Work to do -> Which lines have the string "React"? Copy all of them from the entries below.

Dataset excerpts ->
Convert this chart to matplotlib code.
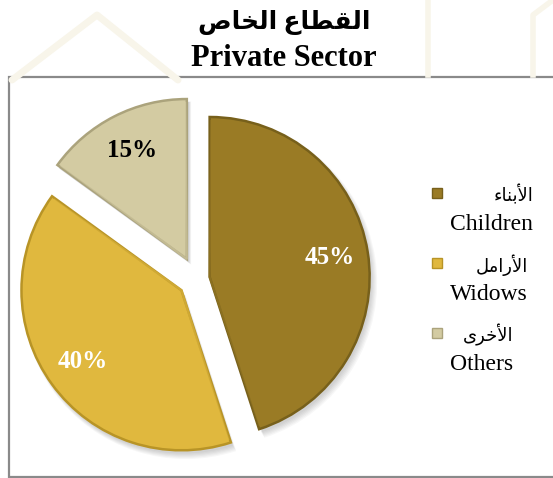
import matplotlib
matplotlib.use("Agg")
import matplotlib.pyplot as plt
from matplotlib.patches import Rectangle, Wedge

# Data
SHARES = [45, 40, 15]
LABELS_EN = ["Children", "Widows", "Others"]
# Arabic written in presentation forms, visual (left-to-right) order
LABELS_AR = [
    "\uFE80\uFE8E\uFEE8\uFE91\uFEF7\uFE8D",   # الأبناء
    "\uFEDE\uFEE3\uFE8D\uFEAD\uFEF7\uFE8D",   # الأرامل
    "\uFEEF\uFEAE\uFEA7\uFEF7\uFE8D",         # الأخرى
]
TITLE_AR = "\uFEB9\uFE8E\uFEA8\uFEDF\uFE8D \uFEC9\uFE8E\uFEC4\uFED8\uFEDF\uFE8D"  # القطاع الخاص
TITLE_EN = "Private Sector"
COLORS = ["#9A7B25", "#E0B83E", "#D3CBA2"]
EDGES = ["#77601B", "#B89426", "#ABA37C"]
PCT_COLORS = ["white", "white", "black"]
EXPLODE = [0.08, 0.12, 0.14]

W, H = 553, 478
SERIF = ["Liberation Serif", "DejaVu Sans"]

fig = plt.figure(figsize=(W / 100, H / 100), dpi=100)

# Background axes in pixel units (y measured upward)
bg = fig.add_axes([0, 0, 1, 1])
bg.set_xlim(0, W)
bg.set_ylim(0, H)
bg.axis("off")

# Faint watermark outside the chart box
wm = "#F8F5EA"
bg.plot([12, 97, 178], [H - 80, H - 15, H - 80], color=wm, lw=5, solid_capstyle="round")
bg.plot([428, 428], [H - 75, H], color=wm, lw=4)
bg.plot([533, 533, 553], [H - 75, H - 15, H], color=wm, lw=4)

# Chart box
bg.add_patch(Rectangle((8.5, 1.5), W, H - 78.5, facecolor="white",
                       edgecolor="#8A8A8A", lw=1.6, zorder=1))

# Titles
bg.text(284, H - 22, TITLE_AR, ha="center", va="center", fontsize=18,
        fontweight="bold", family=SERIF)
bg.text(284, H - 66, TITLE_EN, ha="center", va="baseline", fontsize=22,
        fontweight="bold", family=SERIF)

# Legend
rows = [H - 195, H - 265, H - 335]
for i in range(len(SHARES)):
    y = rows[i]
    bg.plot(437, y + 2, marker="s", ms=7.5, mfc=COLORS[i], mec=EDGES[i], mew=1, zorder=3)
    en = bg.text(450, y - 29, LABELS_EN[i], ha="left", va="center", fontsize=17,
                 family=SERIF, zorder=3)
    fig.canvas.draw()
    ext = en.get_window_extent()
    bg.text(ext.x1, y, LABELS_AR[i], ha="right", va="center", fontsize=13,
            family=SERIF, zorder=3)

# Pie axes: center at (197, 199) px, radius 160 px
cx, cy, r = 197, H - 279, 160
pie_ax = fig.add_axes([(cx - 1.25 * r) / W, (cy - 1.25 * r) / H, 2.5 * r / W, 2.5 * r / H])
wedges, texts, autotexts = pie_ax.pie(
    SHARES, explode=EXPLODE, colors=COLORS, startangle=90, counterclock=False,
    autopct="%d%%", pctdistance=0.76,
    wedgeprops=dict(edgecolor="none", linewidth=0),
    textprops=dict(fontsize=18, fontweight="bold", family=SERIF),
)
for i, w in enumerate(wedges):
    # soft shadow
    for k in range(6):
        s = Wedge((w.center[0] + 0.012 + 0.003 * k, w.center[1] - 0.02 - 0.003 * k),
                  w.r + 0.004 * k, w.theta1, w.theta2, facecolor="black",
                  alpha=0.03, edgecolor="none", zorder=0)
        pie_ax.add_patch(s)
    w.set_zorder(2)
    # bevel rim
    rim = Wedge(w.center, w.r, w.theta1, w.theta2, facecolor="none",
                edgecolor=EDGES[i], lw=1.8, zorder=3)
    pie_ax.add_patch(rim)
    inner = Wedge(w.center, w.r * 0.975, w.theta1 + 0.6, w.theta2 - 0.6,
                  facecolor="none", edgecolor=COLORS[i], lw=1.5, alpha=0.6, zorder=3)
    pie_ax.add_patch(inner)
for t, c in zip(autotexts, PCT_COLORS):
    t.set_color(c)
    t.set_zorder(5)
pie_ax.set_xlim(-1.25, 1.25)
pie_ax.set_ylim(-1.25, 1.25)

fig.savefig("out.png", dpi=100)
==
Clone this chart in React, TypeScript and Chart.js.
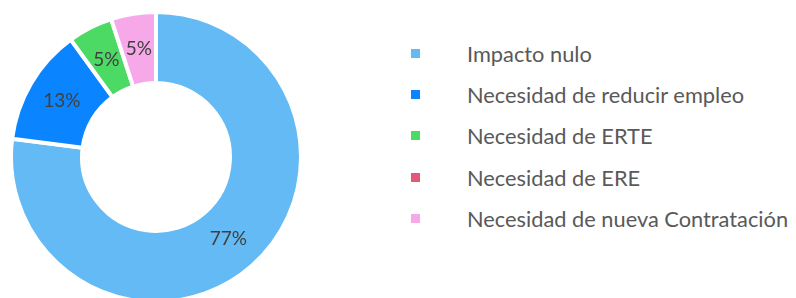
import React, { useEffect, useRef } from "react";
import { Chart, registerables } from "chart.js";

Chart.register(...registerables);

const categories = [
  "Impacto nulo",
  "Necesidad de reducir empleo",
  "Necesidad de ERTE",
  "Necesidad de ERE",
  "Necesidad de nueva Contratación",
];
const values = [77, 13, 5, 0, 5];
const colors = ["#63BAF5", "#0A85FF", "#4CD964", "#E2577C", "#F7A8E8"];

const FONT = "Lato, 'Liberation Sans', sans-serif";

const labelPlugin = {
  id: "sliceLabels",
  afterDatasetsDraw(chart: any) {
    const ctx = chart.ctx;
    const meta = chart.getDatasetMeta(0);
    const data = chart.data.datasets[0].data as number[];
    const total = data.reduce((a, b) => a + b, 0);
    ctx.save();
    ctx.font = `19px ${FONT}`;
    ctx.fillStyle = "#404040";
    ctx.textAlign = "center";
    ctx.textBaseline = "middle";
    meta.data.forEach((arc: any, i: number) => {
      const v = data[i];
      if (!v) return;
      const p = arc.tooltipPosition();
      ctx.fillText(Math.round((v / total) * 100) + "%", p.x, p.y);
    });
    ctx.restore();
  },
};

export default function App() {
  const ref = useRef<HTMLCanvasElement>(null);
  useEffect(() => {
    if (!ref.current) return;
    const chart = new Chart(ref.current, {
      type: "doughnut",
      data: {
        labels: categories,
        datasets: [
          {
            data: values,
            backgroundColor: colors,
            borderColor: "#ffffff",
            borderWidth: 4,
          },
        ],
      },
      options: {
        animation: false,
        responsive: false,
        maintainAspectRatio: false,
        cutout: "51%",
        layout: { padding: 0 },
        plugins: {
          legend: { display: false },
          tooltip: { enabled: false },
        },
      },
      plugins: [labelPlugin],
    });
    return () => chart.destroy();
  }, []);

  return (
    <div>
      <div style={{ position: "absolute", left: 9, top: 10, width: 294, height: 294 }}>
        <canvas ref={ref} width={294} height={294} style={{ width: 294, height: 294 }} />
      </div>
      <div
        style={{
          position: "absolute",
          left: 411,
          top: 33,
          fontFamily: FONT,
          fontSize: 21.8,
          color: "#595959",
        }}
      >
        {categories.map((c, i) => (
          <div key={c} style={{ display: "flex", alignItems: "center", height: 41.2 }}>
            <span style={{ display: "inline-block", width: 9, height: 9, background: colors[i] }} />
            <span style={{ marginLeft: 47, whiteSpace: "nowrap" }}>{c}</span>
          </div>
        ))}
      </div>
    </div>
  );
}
--
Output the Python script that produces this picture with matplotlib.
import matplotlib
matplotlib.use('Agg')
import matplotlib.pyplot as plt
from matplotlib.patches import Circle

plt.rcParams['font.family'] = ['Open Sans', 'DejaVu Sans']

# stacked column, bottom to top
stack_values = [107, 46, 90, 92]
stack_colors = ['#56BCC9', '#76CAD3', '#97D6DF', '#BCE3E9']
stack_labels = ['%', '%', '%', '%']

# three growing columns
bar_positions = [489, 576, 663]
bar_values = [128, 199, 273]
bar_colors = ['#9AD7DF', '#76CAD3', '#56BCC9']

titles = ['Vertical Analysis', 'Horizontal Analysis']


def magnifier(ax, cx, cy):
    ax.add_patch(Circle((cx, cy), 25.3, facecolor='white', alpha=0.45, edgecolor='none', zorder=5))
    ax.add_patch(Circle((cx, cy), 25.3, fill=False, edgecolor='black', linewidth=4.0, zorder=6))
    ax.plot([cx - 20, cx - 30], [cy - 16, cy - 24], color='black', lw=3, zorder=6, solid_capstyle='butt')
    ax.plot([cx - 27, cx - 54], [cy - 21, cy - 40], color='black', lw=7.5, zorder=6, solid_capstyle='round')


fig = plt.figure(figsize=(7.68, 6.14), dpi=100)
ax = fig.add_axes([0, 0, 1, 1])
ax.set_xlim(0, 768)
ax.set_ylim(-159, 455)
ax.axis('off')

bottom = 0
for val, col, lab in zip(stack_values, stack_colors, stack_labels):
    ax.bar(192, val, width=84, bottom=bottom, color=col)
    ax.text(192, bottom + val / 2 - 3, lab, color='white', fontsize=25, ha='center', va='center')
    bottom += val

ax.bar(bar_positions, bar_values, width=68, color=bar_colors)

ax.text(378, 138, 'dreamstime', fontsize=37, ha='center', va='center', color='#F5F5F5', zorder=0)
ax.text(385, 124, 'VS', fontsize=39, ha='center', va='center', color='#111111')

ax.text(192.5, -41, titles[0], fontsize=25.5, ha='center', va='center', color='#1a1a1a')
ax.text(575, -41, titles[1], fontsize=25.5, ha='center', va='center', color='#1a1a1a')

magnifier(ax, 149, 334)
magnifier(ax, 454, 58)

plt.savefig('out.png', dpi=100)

Solution for this problem ->
Clone this chart in React, TypeScript and Chart.js.
import React, { useEffect, useRef } from "react";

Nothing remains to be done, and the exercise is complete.